Diamond Rugs
Diamond Rugs
[Partisan Records
2012]

www.diamondrugs.net


File Under: garage roots rock

di Fabio Cerbone (13/07/2012)

Ci sono musicisti che non riescono proprio a stare fermi un giro: la necessità di trovare più valvole di sfogo alla loro dirompente scrittura li conduce alle più svariate collaborazioni, a fare e disfare progetti nell'arco di una sola stagione. John McCauley appartiene di diritto alla categoria, se è vero che non si è ancora spenta l'eco del supergruppo Middle Brother (di comune accordo con Taylor Goldsmith dei Dawes e Matthew Vasquez dei Delta Spirit) nonché del suo ultimo lavoro con la principale band di riferimento (i Deer Tick del controverso, infine deludente Divine Providence) che lo ritroviamo gettarsi nella mischia dei Diamond Rugs, rock'n'roll band da "dopo lavoro" formata, come spesso accade in queste situazioni, da un fortuito incontro del destino. Galeotto fu uno show dei Los Lobos, a cui McCauley assistette nella passata stagione: due chiacchiere nel backstage con Steve Berlin, da sempre musicista molto curioso e aperto alle nuove generazioni rock, e l'intesa prende corpo, trovando uno spazio per canzoni rimaste nel cassetto.

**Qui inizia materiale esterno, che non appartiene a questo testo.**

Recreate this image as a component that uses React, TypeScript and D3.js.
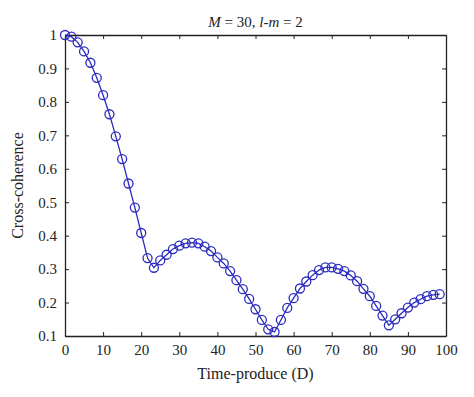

A completare la strana alchimia della band giungono musicisti incrociati sulla strada, da Ian Saint Pé dei Black Lips a Bryan Dufresne dei Six Finger Satellite e Hardy Morris dei Dead Confederate, fino al più congeniale Robbie Crowell (anch'egli nei Deer Tick), tutti accumunati evidentemente dall'appartenere ad un fervido sottobosco di animose rock'n'roll band, pronte e immettere linfa nel genere. I Diamond Rugs nascono dunque come sintesi delle loro diverse pulsioni: un linguaggio che appartiene al classicismo rock americano, ma si sporca di garage blues e lontane risonanze sixties, frullando insieme Rolling Stones, Flaming Groovies, sghembo rhythm'n'blues cubista alla Tom Waits e ubriacature alla Replacements. Spianata la sequenza viene quasi l'acquolina in bocca, ma si tratta piuttosto di suggestioni e naturali ascendenze, perché nel concreto l'omonimo esordio dei Diamond Rugs resta un divertissment raffazzonato e zoppiccante, dove i tratti caratteristici del songwriting di McCauley salgono allo scoperto in tutte le loro debolezze.

Resta insomma un diversivo e nulla più, comprese le solite invocazioni alcoliche di Gimme a Beer, l'arruffato caracollare di Hightail, le sfuriate dai tratti post punk di Big God o gli intrecci tra garage e rozzo r&b di Tell Me Why, dove il sax di Berlin guida le danze. Nulla che non faccia pensare tuttavia a dei semplici scarti dei Deer Tick, magari con l'aggiunta di qualche eccentricità in più dovuta alla coabitazione con gli altri musicisti: il country sfilacciato in salsa psichedelica di Country Mile, ad esempio, oppure il Roy Orbison allucinato di uno scherzetto intitolato Totally Lonely, e ancora la filastrocca dylaniana un po' sconclusionata di Blue Mountains. In generale i toni sono svagati, votati alla pura gioia di eccedere, costantemente sopra le righe: l'effetto è di prendere i Replacements di Pleased to Meet Me (Call Girl Blues un rimasuglio di quella stagione) e coniugarli con un profumo di revival 60s che invade buona parte del repertorio (Out on my Own, I Took Note), ma giunti alle strazianti note pianistiche del finale Christmas in a Chinese Restaurant non è rimasto in testa nulla se non una nota a pié di pagina.